Question

Find an equation of the set of points in a plane, each of whose distance from $$(0,9)$$ is three-fourths its distance from the line $$y=16$$. Identify the geometric figure.

Answer

**step1** Understanding the problem and defining variables

The problem asks us to find an equation that describes a specific set of points in a plane. For each point in this set, its distance from a given fixed point (0, 9) is three-fourths its distance from a given fixed line y = 16. After finding the equation, we need to identify the type of geometric figure that these points form.

Let P represent an arbitrary point in this set, with coordinates (x, y).
Let F represent the given fixed point, F(0, 9).
Let L represent the given fixed line, which has the equation y = 16.

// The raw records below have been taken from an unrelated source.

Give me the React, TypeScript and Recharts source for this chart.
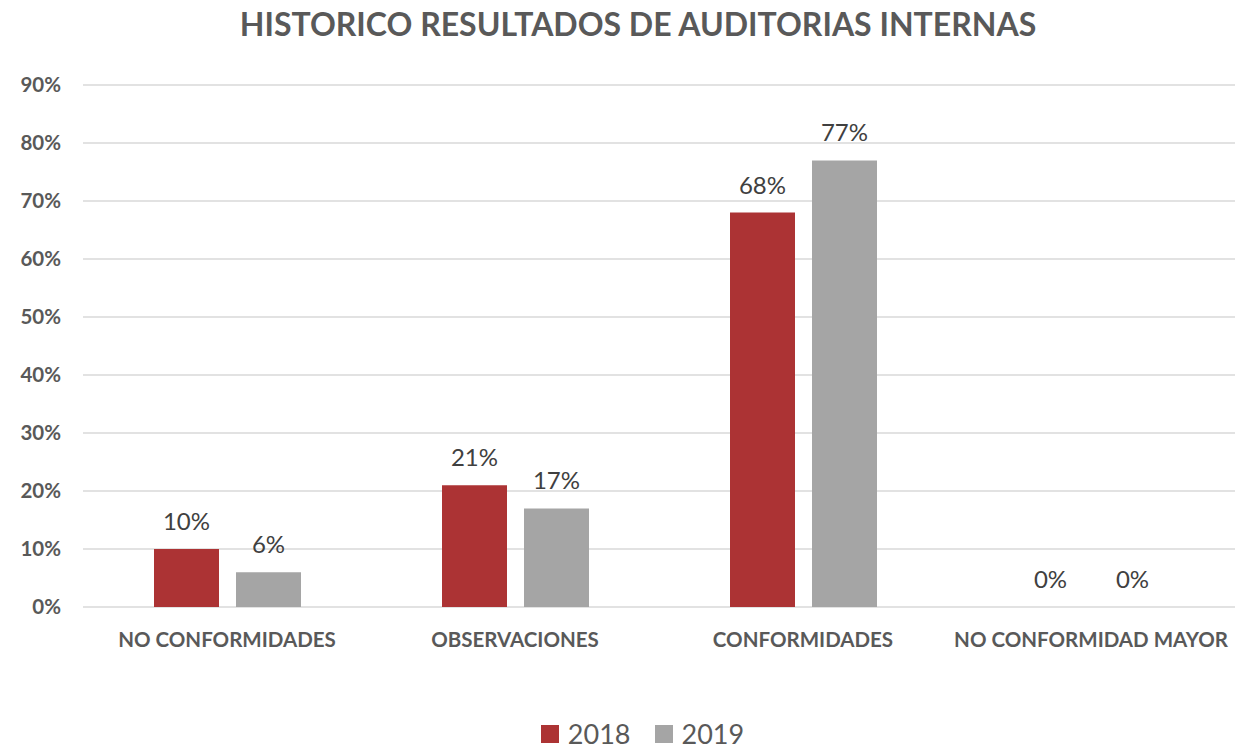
import React from "react";
import {
  BarChart,
  Bar,
  XAxis,
  YAxis,
  CartesianGrid,
  Legend,
  LabelList,
} from "recharts";

const categories = [
  "NO CONFORMIDADES",
  "OBSERVACIONES",
  "CONFORMIDADES",
  "NO CONFORMIDAD MAYOR",
];
const values2018 = [10, 21, 68, 0];
const values2019 = [6, 17, 77, 0];
const yTicks = [0, 10, 20, 30, 40, 50, 60, 70, 80, 90];
const seriesColors = { "2018": "#AC3334", "2019": "#A5A5A5" };

const data = categories.map((name, i) => ({
  name,
  "2018": values2018[i],
  "2019": values2019[i],
}));

const FONT = "Lato, sans-serif";
const TEXT = "#595959";

// legend drawn as two coloured squares with the year next to them
const renderLegend = () => (
  <div style={{ display: "flex", justifyContent: "center", paddingLeft: 50, paddingTop: 1, fontFamily: FONT }}>
    {Object.entries(seriesColors).map(([name, color], i) => (
      <div key={name} style={{ display: "flex", alignItems: "center", marginLeft: i ? 24 : 0 }}>
        <span style={{ width: 18, height: 18, background: color, display: "inline-block", marginRight: 9 }} />
        <span style={{ color: TEXT, fontSize: 27, lineHeight: "28px" }}>{name}</span>
      </div>
    ))}
  </div>
);

export default function App() {
  return (
    <div style={{ position: "absolute", left: 0, top: 0, width: 1235, height: 749, background: "#fff", fontFamily: FONT }}>
      <div
        style={{
          position: "absolute",
          top: 4,
          left: 0,
          width: 1276,
          textAlign: "center",
          fontSize: 32,
          fontWeight: 700,
          color: TEXT,
        }}
      >
        HISTORICO RESULTADOS DE AUDITORIAS INTERNAS
      </div>
      <BarChart
        width={1235}
        height={749}
        data={data}
        margin={{ top: 85, right: 0, left: 0, bottom: 0 }}
        barSize={65}
        barGap={17}
      >
        <CartesianGrid vertical={false} stroke="#D9D9D9" strokeWidth={1.5} />
        <XAxis
          dataKey="name"
          axisLine={false}
          tickLine={false}
          height={112}
          tickMargin={19}
          interval={0}
          tick={{ fill: TEXT, fontSize: 20.5, fontWeight: 700, fontFamily: FONT }}
        />
        <YAxis
          width={83}
          domain={[0, 90]}
          ticks={yTicks}
          axisLine={false}
          tickLine={false}
          tickMargin={16}
          tickFormatter={(v: number) => `${v}%`}
          tick={{ fill: TEXT, fontSize: 20.5, fontWeight: 700, fontFamily: FONT }}
        />
        <Legend verticalAlign="bottom" height={30} content={renderLegend} />
        <Bar dataKey="2018" fill={seriesColors["2018"]} minPointSize={0.01} isAnimationActive={false}>
          <LabelList
            dataKey="2018"
            position="top"
            offset={19}
            formatter={(v: number) => `${v}%`}
            style={{ fill: "#404040", fontSize: 24, fontFamily: FONT }}
          />
        </Bar>
        <Bar dataKey="2019" fill={seriesColors["2019"]} minPointSize={0.01} isAnimationActive={false}>
          <LabelList
            dataKey="2019"
            position="top"
            offset={19}
            formatter={(v: number) => `${v}%`}
            style={{ fill: "#404040", fontSize: 24, fontFamily: FONT }}
          />
        </Bar>
      </BarChart>
    </div>
  );
}
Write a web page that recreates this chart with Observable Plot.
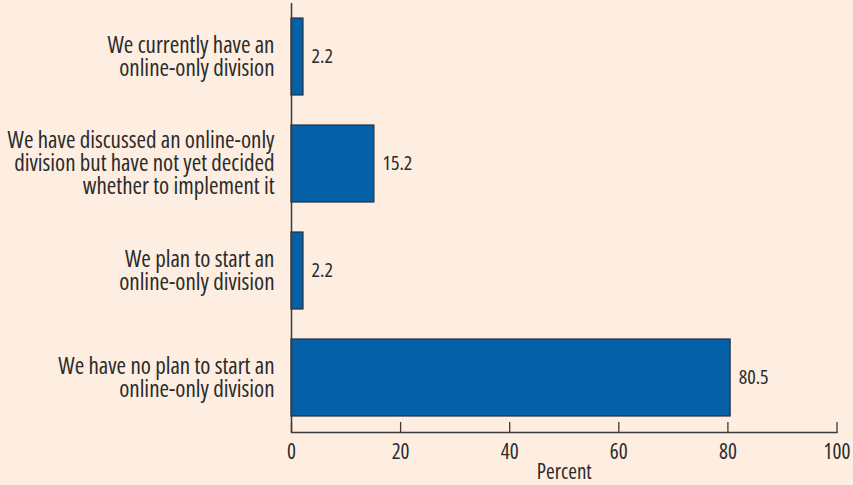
<!DOCTYPE html>
<html>
<head>
<meta charset="utf-8">
<script src="https://cdn.jsdelivr.net/npm/d3@7"></script>
<script src="https://cdn.jsdelivr.net/npm/@observablehq/plot@0.6"></script>
<style>
  html, body { margin: 0; padding: 0; background: #fdeee1; }
  #chart { width: 853px; height: 485px; }
  #chart svg text { font-stretch: 75%; }
</style>
</head>
<body>
<div id="chart"></div>
<script>
const categories = [
  "We currently have an\nonline-only division",
  "We have discussed an online-only\ndivision but have not yet decided\nwhether to implement it",
  "We plan to start an\nonline-only division",
  "We have no plan to start an\nonline-only division"
];
const values = [2.2, 15.2, 2.2, 80.5];
const xTicks = [0, 20, 40, 60, 80, 100];
const xLabel = "Percent";

const data = categories.map((c, i) => ({category: c, value: values[i]}));

const font = '"Open Sans", sans-serif';
const ink = "#2b2b2b";

const chart = Plot.plot({
  width: 853,
  height: 485,
  marginTop: 3,
  marginBottom: 53,
  marginLeft: 291,
  marginRight: 16.5,
  style: {background: "#fdeee1", fontFamily: font, fontSize: "20px", color: ink},
  x: {domain: [0, 100], ticks: xTicks, label: null},
  y: {domain: categories, paddingInner: 0.276, paddingOuter: 0.13, label: null},
  marks: [
    Plot.barX(data, {x: "value", y: "category", fill: "#0561a7", stroke: "#263040", strokeWidth: 1.2}),
    Plot.text(data, {x: "value", y: "category", text: d => d.value.toFixed(1), textAnchor: "start", dx: 8, fill: ink, fontSize: 20}),
    Plot.tickX(xTicks, {x: d => d, insetTop: 419, stroke: "#3a3a3a", strokeWidth: 1.3}),
    Plot.ruleX([0], {stroke: "#3a3a3a", strokeWidth: 1.5}),
    Plot.frame({anchor: "bottom", stroke: "#3a3a3a", strokeWidth: 1.5}),
    Plot.axisX({ticks: xTicks, tickSize: 0, tickPadding: 12, fontSize: 21, fill: ink, label: null}),
    Plot.axisY({tickSize: 0, tickPadding: 17, fontSize: 23, lineHeight: 1.0, fill: ink, label: null}),
    Plot.text([xLabel], {frameAnchor: "bottom", dy: 46, fontSize: 21, fill: ink})
  ]
});
document.getElementById("chart").appendChild(chart);
</script>
</body>
</html>
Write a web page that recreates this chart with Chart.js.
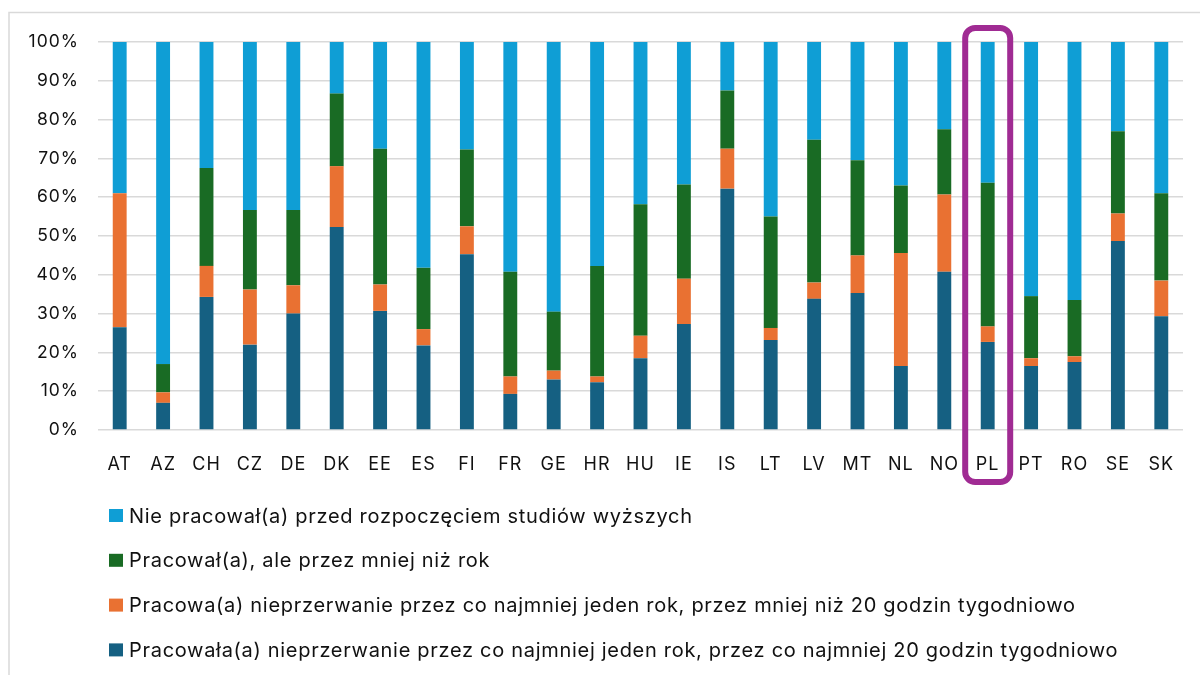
<!DOCTYPE html>
<html>
<head>
<meta charset="utf-8">
<script src="https://cdn.jsdelivr.net/npm/chart.js@4.4.1/dist/chart.umd.min.js"></script>
<style>
  html, body { margin: 0; padding: 0; background: #fff; }
  #wrap { width: 1200px; height: 675px; position: relative; }
</style>
</head>
<body>
<div id="wrap"><canvas id="workChart"></canvas></div>
<script>
// Countries on the x axis
const countries = ['AT', 'AZ', 'CH', 'CZ', 'DE', 'DK', 'EE', 'ES', 'FI', 'FR', 'GE', 'HR', 'HU',
    'IE', 'IS', 'LT', 'LV', 'MT', 'NL', 'NO', 'PL', 'PT', 'RO', 'SE', 'SK'];

// Share of students (%), bottom segment first
const workedFullTime = [26.5, 7, 34.3, 22, 30, 52.3, 30.7, 21.8, 45.3, 9.3, 13, 12.3, 18.5,
    27.3, 62.2, 23.2, 33.8, 35.3, 16.5, 40.8, 22.7, 16.5, 17.5, 48.7, 29.3];
const workedPartTime = [34.5, 2.7, 8, 14.2, 7.3, 15.7, 6.8, 4.2, 7.2, 4.5, 2.3, 1.5, 5.8,
    11.7, 10.3, 3.1, 4.2, 9.7, 29.1, 19.9, 4, 2, 1.5, 7.1, 9.2];
const workedLessThanYear = [0, 7.3, 25.2, 20.5, 19.4, 18.7, 35, 15.8, 19.8, 27, 15.2, 28.5, 33.9,
    24.3, 15, 28.7, 36.8, 24.5, 17.4, 16.8, 37, 16, 14.5, 21.2, 22.5];
const notWorked = [39, 83, 32.5, 43.3, 43.3, 13.3, 27.5, 58.2, 27.7, 59.2, 69.5, 57.7, 41.8,
    36.7, 12.5, 45, 25.2, 30.5, 37, 22.5, 36.3, 65.5, 66.5, 23, 39];

const seriesLabels = [
    'Pracowała(a) nieprzerwanie przez co najmniej jeden rok, przez co najmniej 20 godzin tygodniowo',
    'Pracowa(a) nieprzerwanie przez co najmniej jeden rok, przez mniej niż 20 godzin tygodniowo',
    'Pracował(a), ale przez mniej niż rok',
    'Nie pracował(a) przed rozpoczęciem studiów wyższych'
];
const highlighted = 'PL';

const FONT = 'Inter, "Liberation Sans", sans-serif';

// outer chart frame (only top and left edges visible in the crop)
// also widens the tick text a bit, the original font (Aptos) runs wider than Inter
const framePlugin = {
    id: 'frame',
    beforeDraw(chart) {
        const ctx = chart.ctx;
        ctx.letterSpacing = '1px';
        ctx.save();
        ctx.strokeStyle = '#d9d9d9';
        ctx.lineWidth = 1.5;
        ctx.beginPath();
        ctx.moveTo(9, 675);
        ctx.lineTo(9, 12.5);
        ctx.lineTo(1200, 12.5);
        ctx.stroke();
        ctx.restore();
    }
};

// purple rounded box around the highlighted country
const highlightPlugin = {
    id: 'highlight',
    afterDatasetsDraw(chart) {
        const x = chart.scales.x.getPixelForValue(countries.indexOf(highlighted));
        const ctx = chart.ctx;
        ctx.save();
        ctx.strokeStyle = '#A02B93';
        ctx.lineWidth = 6;
        ctx.beginPath();
        ctx.roundRect(x - 22.5, 28, 45, 454, 10);
        ctx.stroke();
        ctx.restore();
    }
};

// legend: one entry per line, top series first (like the Excel original)
const stackedLegend = {
    id: 'stackedLegend',
    afterDraw(chart) {
        const ctx = chart.ctx;
        const sets = chart.data.datasets.slice().reverse();
        ctx.save();
        ctx.font = '20px ' + FONT;
        ctx.letterSpacing = '0.7px';
        ctx.textBaseline = 'middle';
        ctx.textAlign = 'left';
        sets.forEach((ds, i) => {
            const y = chart.chartArea.bottom + 85.5 + i * 44.8;
            ctx.fillStyle = ds.backgroundColor;
            ctx.fillRect(109, y - 6.5, 14, 13);
            ctx.fillStyle = '#111';
            ctx.fillText(ds.label, 129, y + 1);
        });
        ctx.restore();
    }
};

const ctx = document.getElementById('workChart').getContext('2d');
const workChart = new Chart(ctx, {
    type: 'bar',
    data: {
        labels: countries,
        datasets: [
            { label: seriesLabels[0], data: workedFullTime, backgroundColor: '#156082' },
            { label: seriesLabels[1], data: workedPartTime, backgroundColor: '#E97132' },
            { label: seriesLabels[2], data: workedLessThanYear, backgroundColor: '#196B24' },
            { label: seriesLabels[3], data: notWorked, backgroundColor: '#0F9ED5' }
        ]
    },
    options: {
        responsive: true,
        maintainAspectRatio: false,
        animation: false,
        datasets: {
            bar: { categoryPercentage: 1, barPercentage: 0.32, borderWidth: 0 }
        },
        layout: {
            padding: { left: 0, right: 17, top: 42, bottom: 194 }
        },
        plugins: {
            tooltip: { enabled: false },
            legend: { display: false }
        },
        scales: {
            x: {
                stacked: true,
                grid: { display: false },
                border: { display: false },
                ticks: {
                    color: '#111',
                    padding: 16,
                    maxRotation: 0,
                    font: { family: FONT, size: 18 }
                },
                afterFit(scale) { scale.height = 51; }
            },
            y: {
                stacked: true,
                min: 0,
                max: 100,
                grid: { color: '#d9d9d9', lineWidth: 1.5, drawTicks: false },
                border: { display: false },
                ticks: {
                    stepSize: 10,
                    padding: 19,
                    color: '#111',
                    font: { family: FONT, size: 17.5 },
                    callback: value => value + '%'
                },
                afterFit(scale) { scale.width = 98; }
            }
        }
    },
    plugins: [framePlugin, highlightPlugin, stackedLegend]
});
</script>
</body>
</html>
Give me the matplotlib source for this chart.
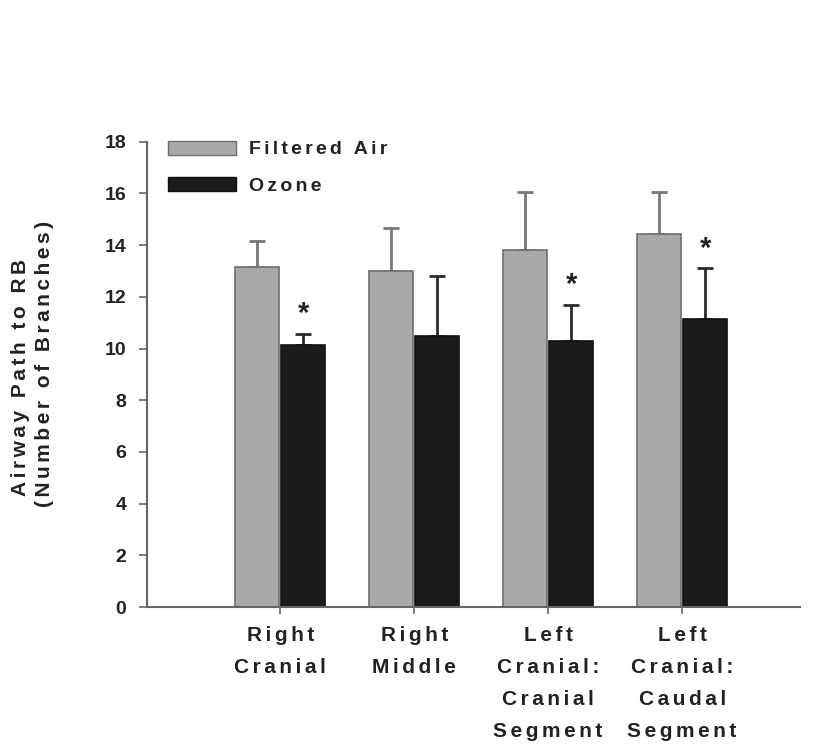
import matplotlib
matplotlib.use("Agg")
import matplotlib.pyplot as plt
import numpy as np
from matplotlib.patches import Patch

plt.rcParams['font.family'] = ['Liberation Sans', 'DejaVu Sans']

categories = ["Right\nCranial", "Right\nMiddle", "Left\nCranial:\nCranial\nSegment",
              "Left\nCranial:\nCaudal\nSegment"]
filtered_air = [13.15, 12.98, 13.8, 14.42]
filtered_air_err = [1.0, 1.68, 2.26, 1.62]
ozone = [10.15, 10.48, 10.28, 11.13]
ozone_err = [0.42, 2.33, 1.41, 1.97]
significant = [True, False, True, True]
y_title_lines = ["Airway Path to RB", "(Number of Branches)"]
series_names = ["Filtered Air", "Ozone"]

HS = "\u200a"  # hair space used to widen letter spacing


def tracked(s, n=2):
    gap = HS * n
    return "\n".join(gap.join(line) for line in s.split("\n"))


fig = plt.figure(figsize=(8.17, 7.45), dpi=100)
ax = fig.add_axes([147/817, 138/745, (800-147)/817, (607-141.7)/745])

x = np.arange(len(categories))
w = 0.33
off = 0.1725
gray = "#a9a9a9"
dark = "#1b1b1b"
ink = "#222222"

ax.bar(x - off, filtered_air, w, color=gray, edgecolor="#6e6e6e", linewidth=1.2, zorder=2)
ax.bar(x + off, ozone, w, color=dark, edgecolor="#111111", linewidth=1.2, zorder=2)
ax.errorbar(x - off, filtered_air, yerr=[np.zeros(len(x)), filtered_air_err], fmt="none",
            ecolor="#777777", elinewidth=2, capsize=6, capthick=2, zorder=1)
ax.errorbar(x + off, ozone, yerr=[np.zeros(len(x)), ozone_err], fmt="none",
            ecolor="#2a2a2a", elinewidth=2, capsize=6, capthick=2, zorder=1)

for xi, v, e, s in zip(x, ozone, ozone_err, significant):
    if s:
        ax.text(xi + off, v + e + 0.22, "*", ha="center", va="bottom",
                fontsize=21, fontweight="bold", color=ink)

ax.set_xlim(-0.995, 3.88)
ax.set_ylim(0, 18)
ax.set_yticks(np.arange(0, 19, 2))
ax.set_xticks(x)
ax.set_xticklabels([tracked(c) for c in categories], fontsize=15, fontweight="bold",
                   color=ink, linespacing=1.86)
for lab in ax.get_yticklabels():
    lab.set_fontsize(14)
    lab.set_fontweight("bold")
    lab.set_color(ink)

ax.spines["top"].set_visible(False)
ax.spines["right"].set_visible(False)
for sp in ("left", "bottom"):
    ax.spines[sp].set_color("#666666")
    ax.spines[sp].set_linewidth(1.5)
ax.tick_params(axis="y", direction="out", length=6, width=1.2, color="#666666", pad=9)
ax.tick_params(axis="x", direction="out", length=5, width=1.2, color="#666666", pad=9)

# two-line y-axis title
for xpix, ypix, line in zip((21, 45), (377, 364), y_title_lines):
    fig.text(xpix/817, 1 - ypix/745, tracked(line), rotation=90, ha="center",
             va="center", fontsize=15, fontweight="bold", color=ink)

handles = [Patch(facecolor=gray, edgecolor="#6e6e6e", label=tracked(series_names[0])),
           Patch(facecolor=dark, edgecolor="#111111", label=tracked(series_names[1]))]
leg = ax.legend(handles=handles, loc="upper left", bbox_to_anchor=(0.005, 1.04),
                frameon=False, handlelength=3.5, handleheight=0.75, handletextpad=0.7,
                labelspacing=0.95, prop={"size": 14, "weight": "bold"})
for t in leg.get_texts():
    t.set_color(ink)

fig.savefig("out.png", dpi=100, facecolor="white")
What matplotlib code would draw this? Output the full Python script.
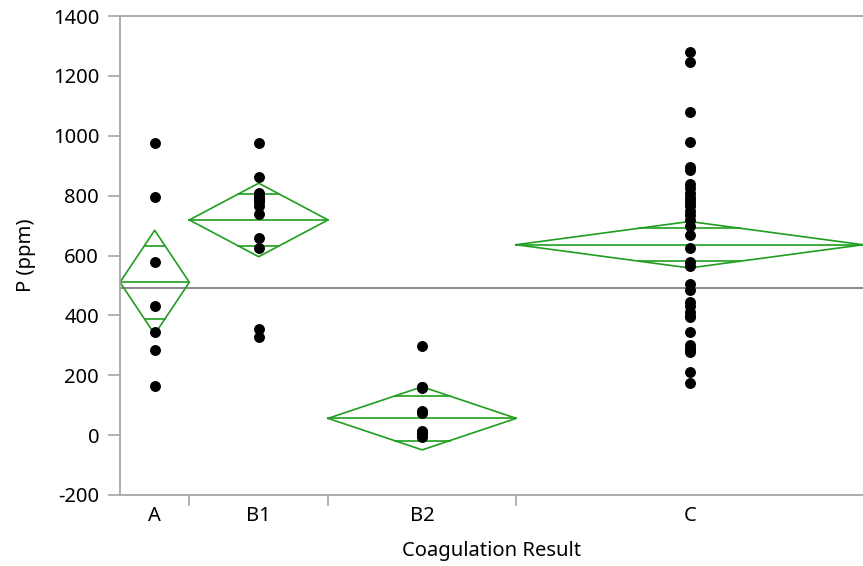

**step2** Formulating the distance relationships

First, we find the distance between point P(x, y) and the fixed point F(0, 9). We use the distance formula:
$$d(P, F) = \sqrt{(x_2-x_1)^2 + (y_2-y_1)^2}$$
Substituting the coordinates:
$$d(P, F) = \sqrt{(x-0)^2 + (y-9)^2} = \sqrt{x^2 + (y-9)^2}$$

Next, we find the distance between point P(x, y) and the fixed horizontal line y = 16. The perpendicular distance from a point (x, y) to a horizontal line $$y = c$$ is simply the absolute difference of their y-coordinates:
$$d(P, L) = |y - 16|$$

**step3** Setting up the equation based on the problem condition

The problem states that the distance from P to F is three-fourths of the distance from P to L. We can write this as an equation:
$$d(P, F) = \frac{3}{4} d(P, L)$$
Now, substitute the expressions for the distances we found in the previous steps:
$$\sqrt{x^2 + (y-9)^2} = \frac{3}{4} |y - 16|$$

**step4** Eliminating the square root and absolute value

To remove the square root on the left side and handle the absolute value on the right side, we square both sides of the equation:
$$(\sqrt{x^2 + (y-9)^2})^2 = \left(\frac{3}{4} |y - 16|\right)^2$$
$$x^2 + (y-9)^2 = \left(\frac{3}{4}\right)^2 (y - 16)^2$$
$$x^2 + (y-9)^2 = \frac{9}{16} (y - 16)^2$$

**step5** Expanding the squared terms

We need to expand the squared terms involving y:
$$(y-9)^2 = y^2 - 2 \cdot y \cdot 9 + 9^2 = y^2 - 18y + 81$$
$$(y-16)^2 = y^2 - 2 \cdot y \cdot 16 + 16^2 = y^2 - 32y + 256$$
Substitute these expanded forms back into the equation:
$$x^2 + (y^2 - 18y + 81) = \frac{9}{16} (y^2 - 32y + 256)$$

**step6** Clearing the fraction and rearranging terms

To eliminate the fraction $$\frac{9}{16}$$, multiply both sides of the equation by 16:
$$16[x^2 + y^2 - 18y + 81] = 9[y^2 - 32y + 256]$$
Distribute the 16 on the left side and the 9 on the right side:
$$16x^2 + 16y^2 - 288y + 1296 = 9y^2 - 288y + 2304$$
Now, move all terms to one side of the equation to simplify and set it to zero:
$$16x^2 + 16y^2 - 9y^2 - 288y + 288y + 1296 - 2304 = 0$$
Combine the like terms ($$y^2$$ terms, y terms, and constant terms):
$$16x^2 + (16-9)y^2 + (-288+288)y + (1296 - 2304) = 0$$
$$16x^2 + 7y^2 + 0y - 1008 = 0$$

**step7** Presenting the final equation

The equation of the set of points is:
$$16x^2 + 7y^2 - 1008 = 0$$
This can also be written as:
$$16x^2 + 7y^2 = 1008$$

**step8** Identifying the geometric figure

The equation we found, $$16x^2 + 7y^2 = 1008$$, is in the general form $$Ax^2 + By^2 = C$$. In this specific case, A = 16 and B = 7. Since A and B are both positive and have different values, this type of equation represents an ellipse. If we were to divide by 1008, we would get the standard form of an ellipse centered at the origin:
$$\frac{x^2}{63} + \frac{y^2}{144} = 1$$
($$1008 \div 16 = 63$$ and $$1008 \div 7 = 144$$).
Alternatively, a geometric figure defined by the ratio of its distance from a fixed point (focus) to its distance from a fixed line (directrix) is a conic section. The constant ratio is called the eccentricity (e). In this problem, the ratio is given as $$\frac{3}{4}$$, so $$e = \frac{3}{4}$$. Since the eccentricity $$e < 1$$, the geometric figure is an ellipse.

Therefore, the geometric figure is an **ellipse**.